Fed Chair Powell Warns Trump’s New Tariffs Could Raise Inflation and Slow U.S. Growth

Fed Chair Powell Warns Trump's New Tariffs Could Raise Inflation and Slow U.S. Growth

Federal Reserve Chair Jerome Powell warned on Friday that President Donald Trump’s newly announced tariffs could lead to higher inflation and slower economic growth in the United States. Speaking at a business journalism conference, Powell said the impact of the tariffs is much larger than expected, and it’s creating serious uncertainty for the U.S. economy.

What Did Powell Say About Inflation?

Powell said that the new tariffs could lead to at least a temporary rise in inflation, and in some cases, the effects could last longer. This means prices for goods and services in the U.S. might go up more than expected.

“Our obligation is to make certain that a one-time increase in the price level does not become an ongoing inflation problem,” Powell explained.

Because of this, the Federal Reserve is likely to keep interest rates steady at around 4.3% in the coming months rather than cutting them, despite calls from Wall Street and the president for lower rates.

What Does This Mean for Interest Rates?

While many investors had hoped for up to five interest rate cuts in 2025, Powell’s remarks suggest that the Fed is being more cautious, especially with inflation likely to rise due to tariffs. Higher interest rates make loans and credit more expensive, but they also help control inflation.

“There’s a lot of waiting and seeing going on, including by us,” Powell added during a Q&A session.

President Trump Wants Rate Cuts

In contrast, President Trump publicly called on Powell to cut interest rates now, posting on Truth Social that:

“This would be a PERFECT time for Fed Chairman Jerome Powell to cut Interest Rates… CUT INTEREST RATES, JEROME, AND STOP PLAYING POLITICS!”

Trump’s administration is facing criticism after announcing sweeping tariffs that have shaken global markets and triggered retaliatory tariffs from China. Stocks in both the U.S. and overseas fell following the news.

How Are Businesses Responding?

Powell said that many businesses are delaying new investments as they wait to see how the tariffs will affect the economy. He admitted the full impact of the tariffs isn’t yet known, but early signs point to slower growth and rising prices — a tough combination for any economy.

“The Fed is in a tough spot,” said Kathy Bostjancic, chief economist at Nationwide. “Inflation is likely to rise, but the economy may slow.”

What About Jobs and Hiring?

The government released a positive jobs report on Friday, showing that 228,000 new jobs were added in March. However, the unemployment rate rose slightly to 4.2%, and these numbers were collected before the full effects of the new tariffs were known.

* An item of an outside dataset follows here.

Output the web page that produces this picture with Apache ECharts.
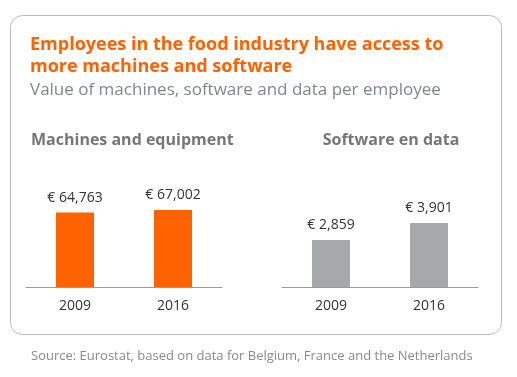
<!DOCTYPE html>
<html>
<head>
<meta charset="utf-8">
<script src="https://cdn.jsdelivr.net/npm/echarts@6/dist/echarts.min.js"></script>
<style>
  html, body { margin: 0; padding: 0; background: #fff; }
  #chart { width: 517px; height: 377px; }
</style>
</head>
<body>
<div id="chart"></div>
<script>
// data
const years = ['2009', '2016']
const machines = [64763, 67002]
const software = [2859, 3901]

const font = '"Open Sans", sans-serif'
const orange = '#FF6200'
const gray = '#A7A8AA'

const fmt = (p) => '€ ' + p.value.toLocaleString('en-US')

const chart = echarts.init(document.getElementById('chart'))

const axisX = (idx) => ({
  type: 'category',
  gridIndex: idx,
  data: years,
  axisTick: { show: false },
  axisLine: { lineStyle: { color: '#9a9a9a', width: 1 } },
  axisLabel: { color: '#333', fontSize: 14, fontFamily: font, margin: 12 }
})
const axisY = (idx, max) => ({
  type: 'value',
  gridIndex: idx,
  min: 0,
  max: max,
  show: false,
  splitLine: { show: false }
})
const barLabel = {
  show: true,
  position: 'top',
  distance: 8,
  color: '#333',
  fontSize: 14,
  fontFamily: font,
  formatter: fmt
}

const option = {
  animation: false,
  backgroundColor: '#fff',
  title: [
    {
      text: 'Employees in the food industry have access to\nmore machines and software',
      left: 25,
      top: 29,
      textStyle: { color: orange, fontSize: 18, fontWeight: 'bold', fontFamily: font, lineHeight: 22 }
    },
    {
      text: 'Value of machines, software and data per employee',
      left: 25,
      top: 77,
      textStyle: { color: '#80858e', fontSize: 17, fontWeight: 'normal', fontFamily: font }
    },
    {
      text: 'Machines and equipment',
      left: 26,
      top: 127,
      textStyle: { color: '#767676', fontSize: 16, fontWeight: 'bold', fontFamily: font }
    },
    {
      text: 'Software en data',
      left: 386,
      textAlign: 'center',
      top: 127,
      textStyle: { color: '#767676', fontSize: 16, fontWeight: 'bold', fontFamily: font }
    },
    {
      text: 'Source: Eurostat, based on data for Belgium, France and the Netherlands',
      left: 26,
      top: 345,
      textStyle: { color: '#8a8a8a', fontSize: 13, fontWeight: 'normal', fontFamily: font }
    }
  ],
  graphic: [
    {
      type: 'rect',
      shape: { x: 10.5, y: 15.5, width: 491, height: 319, r: 12 },
      style: { fill: 'none', stroke: '#bcbcbc', lineWidth: 1 },
      z: -1
    }
  ],
  grid: [
    { left: 26, top: 195, width: 196, height: 92 },
    { left: 282, top: 195, width: 196, height: 92 }
  ],
  xAxis: [axisX(0), axisX(1)],
  yAxis: [axisY(0, 80000), axisY(1, 5608)],
  series: [
    {
      type: 'bar',
      xAxisIndex: 0,
      yAxisIndex: 0,
      data: machines,
      barWidth: 38,
      itemStyle: { color: orange },
      label: barLabel
    },
    {
      type: 'bar',
      xAxisIndex: 1,
      yAxisIndex: 1,
      data: software,
      barWidth: 38,
      itemStyle: { color: gray },
      label: barLabel
    }
  ]
}

chart.setOption(option)
</script>
</body>
</html>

Powell said that while hiring remains strong for now, both consumers and business leaders are becoming more worried about the future.

Fed’s Balancing Act

The Federal Reserve is legally required to balance two main goals:

  • Keep inflation stable (around 2%)
  • Support strong employment

But the current situation makes that difficult. If tariffs increase prices while also slowing the economy, the Fed will have to carefully choose whether to fight inflation or help growth.

“The two goals … are in tension — or they may be,” Powell said.